Holding — Birdsong, J.
- The Court of Appeals of the State of Georgia held that the trial court properly granted summary judgment to John Deere Company.
Rule
- A party cannot successfully contest a contract's validity if they have signed an agreement that explicitly states they have received the goods, particularly when they fail to timely notify the other party of any intent to withdraw.
Reasoning
- The Court of Appeals of the State of Georgia reasoned that, to succeed on a motion for summary judgment, the movant must demonstrate there are no genuine issues of material fact.
- In this case, both Young and Taylor had signed agreements that explicitly stated they had received the goods, which undermined their claims of not having received consideration.
- The court highlighted that a mere assertion of an agency relationship was insufficient to create a genuine issue of material fact.
- Young and Taylor were familiar with the documents they signed and admitted to having the opportunity to read the agreements before signing.
- Their failure to notify John Deere in a timely manner about their withdrawal from the agreements further weakened their positions.
- The court found that the evidence clearly indicated that John Deere relied on the representations made in the agreements when approving the loans, thus affirming that the appellants had waived their right to claim they did not receive the equipment or consideration.
Deep Dive: How the Court Reached Its Decision
Overview of Summary Judgment Standards
The court began by reiterating the standards for granting a motion for summary judgment, which requires the movant to demonstrate that there are no genuine issues of material fact and that they are entitled to judgment as a matter of law. The court emphasized that when evaluating such a motion, the opposing party should be given the benefit of any reasonable doubt, and the evidence must be construed in the light most favorable to that party. This is crucial because it ensures that all factual disputes are resolved in favor of the non-movant, allowing for a fair assessment of their claims and defenses. The court also noted that unsupported factual assertions made in a party's brief cannot be considered in the appellate process, thereby underscoring the necessity for parties to substantiate their positions with evidence from the record.

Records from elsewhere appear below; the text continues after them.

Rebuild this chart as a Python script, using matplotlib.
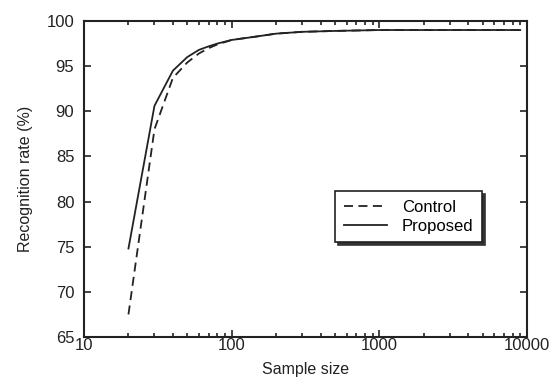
import matplotlib
matplotlib.use("Agg")
import matplotlib.pyplot as plt
from matplotlib.ticker import LogLocator, NullFormatter

plt.rcParams['font.family'] = ['Liberation Sans', 'DejaVu Sans']

sample_size = [20, 30, 40, 50, 60, 70, 80, 100, 150, 200, 300, 500, 1000, 2000, 5000, 9000]
control = [67.5, 88.0, 93.7, 95.4, 96.4, 97.0, 97.4, 97.9, 98.3, 98.6, 98.8, 98.9, 99.0, 99.0, 99.0, 99.0]
proposed = [74.8, 90.6, 94.5, 96.0, 96.8, 97.2, 97.5, 97.9, 98.3, 98.6, 98.8, 98.9, 99.0, 99.0, 99.0, 99.0]
xticks = [10, 100, 1000, 10000]
xticklabels = ['10', '100', '1000', '10000']
yticks = [65, 70, 75, 80, 85, 90, 95, 100]

fig = plt.figure(figsize=(5.53, 3.84), dpi=100)
ax = fig.add_axes([84/553, 1-337/384, (527-84)/553, (337-21)/384])

ax.plot(sample_size, control, color='#222222', lw=1.3, ls=(0, (5, 3)), label='Control')
ax.plot(sample_size, proposed, color='#222222', lw=1.3, ls='-', label='Proposed')

ax.set_xscale('log')
ax.set_xlim(10, 10000)
ax.set_ylim(65, 100)
ax.set_xticks(xticks)
ax.set_xticklabels(xticklabels)
ax.xaxis.set_minor_locator(LogLocator(base=10, subs=range(2, 10)))
ax.xaxis.set_minor_formatter(NullFormatter())
ax.set_yticks(yticks)

ax.tick_params(which='both', direction='in', top=True, right=True, labelsize=12, colors='#222222', width=1.2)
ax.tick_params(which='major', length=5)
ax.tick_params(which='minor', length=3)
ax.tick_params(axis='x', pad=1)
ax.tick_params(axis='y', pad=7)
for s in ax.spines.values():
    s.set_linewidth(1.5)
    s.set_color('#222222')

ax.set_xlabel('Sample size', fontsize=11.5, color='#222222', labelpad=6)
ax.set_ylabel('Recognition rate (%)', fontsize=11.5, color='#222222', labelpad=10)

leg = ax.legend(loc='upper left', bbox_to_anchor=((327-84)/443, (337-183)/316), fontsize=12,
                frameon=True, fancybox=False, shadow={'color': '#333333', 'alpha': 1},
                edgecolor='#222222', handlelength=2.6, borderpad=0.5, labelspacing=0.25,
                handletextpad=0.9)
leg.get_frame().set_linewidth(1.2)

fig.savefig('out.png', dpi=100)
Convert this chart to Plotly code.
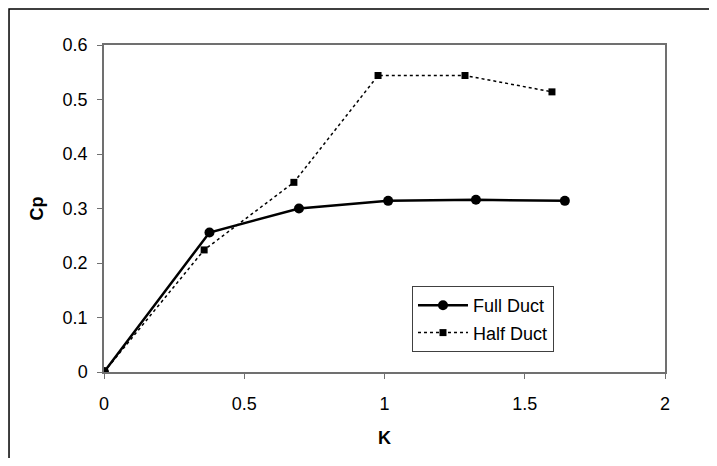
import plotly.graph_objects as go

full_k = [0, 0.376, 0.695, 1.013, 1.326, 1.643]
full_cp = [0, 0.256, 0.300, 0.314, 0.316, 0.314]
half_k = [0, 0.357, 0.677, 0.977, 1.287, 1.597]
half_cp = [0, 0.224, 0.348, 0.544, 0.544, 0.514]

x_ticks = [0, 0.5, 1, 1.5, 2]
y_ticks = [0, 0.1, 0.2, 0.3, 0.4, 0.5, 0.6]

FONT = "Liberation Sans, Arial, sans-serif"

fig = go.Figure()
fig.add_trace(go.Scatter(
    x=full_k, y=full_cp, name="Full Duct", mode="lines+markers",
    line=dict(color="black", width=2.5),
    marker=dict(symbol="circle", size=10, color="black"),
    legendgroup="a",
))
fig.add_trace(go.Scatter(
    x=half_k, y=half_cp, name="Half Duct", mode="lines+markers",
    line=dict(color="black", width=1.5, dash="dot"),
    marker=dict(symbol="square", size=7, color="black"),
    legendgroup="b",
))

axis_common = dict(
    showgrid=False, zeroline=False, showline=True, linecolor="#707070",
    linewidth=1.5, mirror=True, ticks="outside", ticklen=5, tickcolor="#707070",
    tickfont=dict(family=FONT, size=18, color="black"),
    automargin=False,
)
fig.update_xaxes(range=[0, 2], tickvals=x_ticks, ticklabelstandoff=10, **axis_common,
                 title=dict(text="<b>K</b>", font=dict(family=FONT, size=18, color="black"), standoff=18))
fig.update_yaxes(range=[0, 0.6], tickvals=y_ticks, ticklabelstandoff=6, **axis_common,
                 title=dict(text="<b>Cp</b>", font=dict(family=FONT, size=18, color="black"), standoff=14))

fig.update_layout(
    template="none",
    width=701, height=450,
    margin=dict(l=96, r=44, t=37, b=86, autoexpand=False),
    plot_bgcolor="white", paper_bgcolor="white",
    showlegend=True,
    legend=dict(
        x=0.549, y=0.263, xanchor="left", yanchor="top",
        bgcolor="white", bordercolor="#404040", borderwidth=1,
        font=dict(family=FONT, size=18, color="black"),
        traceorder="grouped", tracegroupgap=1,
        itemwidth=50,
    ),
    shapes=[dict(type="path", xref="paper", yref="paper",
                 path="M -0.1693,-2 L -0.1693,1.110 L 3,1.110",
                 line=dict(color="black", width=1.5), layer="below")],
)

fig.write_html("out.html")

Contractual Obligations and Admissions
The court examined the contractual obligations of both appellants, Young and Taylor, who each signed loan agreements that explicitly stated they agreed to the receipt of the goods. This declaration was significant because it directly contradicted their claims of not receiving any consideration for the agreements. The court pointed out that both appellants admitted to their familiarity with the documents and acknowledged that they had the opportunity to read the agreements prior to signing. Their admissions indicated that they had a clear understanding of the terms and implications of the agreements, which included the express statement about receiving the goods. Consequently, the court found that their arguments regarding lack of consideration were undermined by their own admissions and the explicit terms of the contracts they signed.
Agency Relationship Considerations
The appeals court addressed the appellants' assertion that United Tractor Company acted as an agent for John Deere, which could potentially impact the contractual relationship. However, the court ruled that a mere assertion of an agency relationship without supporting evidence did not create a genuine issue of material fact. The court clarified that an outsider's conclusion about an agency relationship does not constitute a factual statement but is instead a legal conclusion that lacks substantiation. To oppose a summary judgment successfully, the non-moving party must provide specific facts rather than generalized allegations. Therefore, the court found that there was insufficient evidence to support the claim that United Tractor Company acted as an agent of John Deere, further weakening the appellants' position.
Timeliness of Withdrawal Notification
The court highlighted the failure of both Young and Taylor to timely notify John Deere of their intentions to withdraw from the loan agreements. This failure was critical as it demonstrated a lack of diligence on their part in asserting their rights regarding the contracts. The court noted that timely communication is essential in contract law, especially when a party seeks to retract their consent to a binding agreement. By not informing John Deere promptly, the appellants effectively allowed the agreements to remain in force, reinforcing the legitimacy of the contracts. This lack of timely notice contributed to the court's determination that the appellants could not validly challenge the agreements or assert claims of non-receipt of consideration.
Reliance and Prejudice
The court ultimately concluded that John Deere relied on the representations made by Young and Taylor in the loan agreements, which stated that they had received the goods. This reliance was crucial because it established that John Deere acted in good faith based on the information provided by the appellants. The court found that John Deere's reliance on the accuracy of these representations led to the disbursement of funds, causing it to suffer prejudice when the appellants later claimed they had not received the equipment. As a result, the court determined that the appellants had waived their right to argue that they did not receive the farm equipment or consideration for the loans. This reasoning reinforced the court's decision to affirm the summary judgment in favor of John Deere, as it underscored the importance of contractual integrity and the consequences of misrepresentations.